Just don’t ask her about those who try to pretend they’re folk singers. As I did.
She said: “If you’re thinking about going to a folk club, so you can go on the road and become famous, I think you are in the wrong business.
“I mean, Scottish folk music, English folk music, was unaccompanied for so long, but it seems to be the thing these days – and I’ve done it myself – that you add drums and trumpets and big band parts to the point where it just becomes another song, which people might like, but they probably won’t even notice the words.
Folk is made by those who live it
“It doesn’t work. You have to remember that you can’t write a folk song. A folk song is MADE by being part of a community which carries it forward. That’s how it is.
“Although many in these old communities have died, folk clubs in themselves are a community and you make songs about where you live, close to the bone, which have a true connection to people’s lives, how they spoke, how they met and lived and loved.
“Just going into folk music, so you can go on tour is the wrong way round for me.”
It’s a very long time since Peggy settled in Britain in 1956 as a young woman when the US government threatened to seize her passport after she visited China.
But it’s longer still since the Calvinists banned musical instruments in the Western Isles and, while she is an advocate for unnaccompanied singing, that was a step too far.
Life goes on and that is precious
She said: “The people had to bring out their fiddles – which was regarded as the instrument of the Devil – and flutes and pipes and throw them in the fires.
“It was tragic, so we don’t know what the music used to be like on the islands.”
And yet, despite the state of the world, Peggy smiled when I asked if she was planning on a reunion with her friend, Fiona Kennedy, as she ventures back to Deeside.

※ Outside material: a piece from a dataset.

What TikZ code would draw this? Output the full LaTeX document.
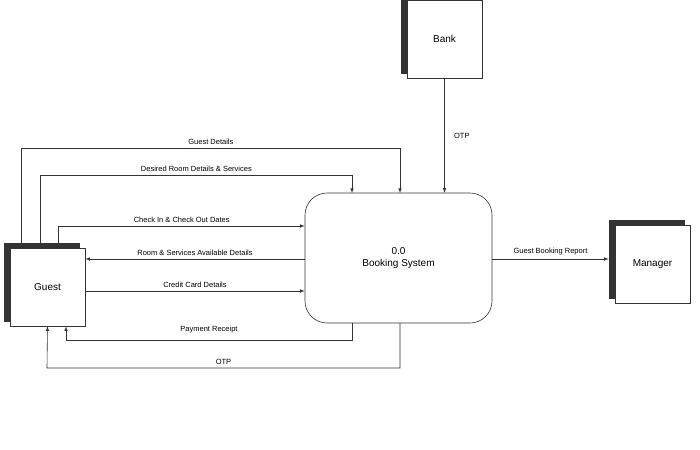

“I certainly hope so. I think Fiona is wonderful – we’re a mutual appreciation society!”
Five questions for Peggy Seeger
- What book are you reading? Brooklyn, and Long Island, both by Colm Toibin. And I would recommend The Covenant of Water by Abraham Verghese. It is absolutely brilliant.
- Who’s your hero/heroine? I was with Ewan MacColl for 33 years and wouldn’t be where I am today without him. Then there’s my other partner Irene Pyper-Scott.
- Do you speak any foreign languages? French – badly.
- What’s your favourite band/music? I don’t do superlatives, so won’t choose just one.
- What’s your favourite possession? My life. That’s the only thing I possess. I love my children beyond anything, but they are not my possessions.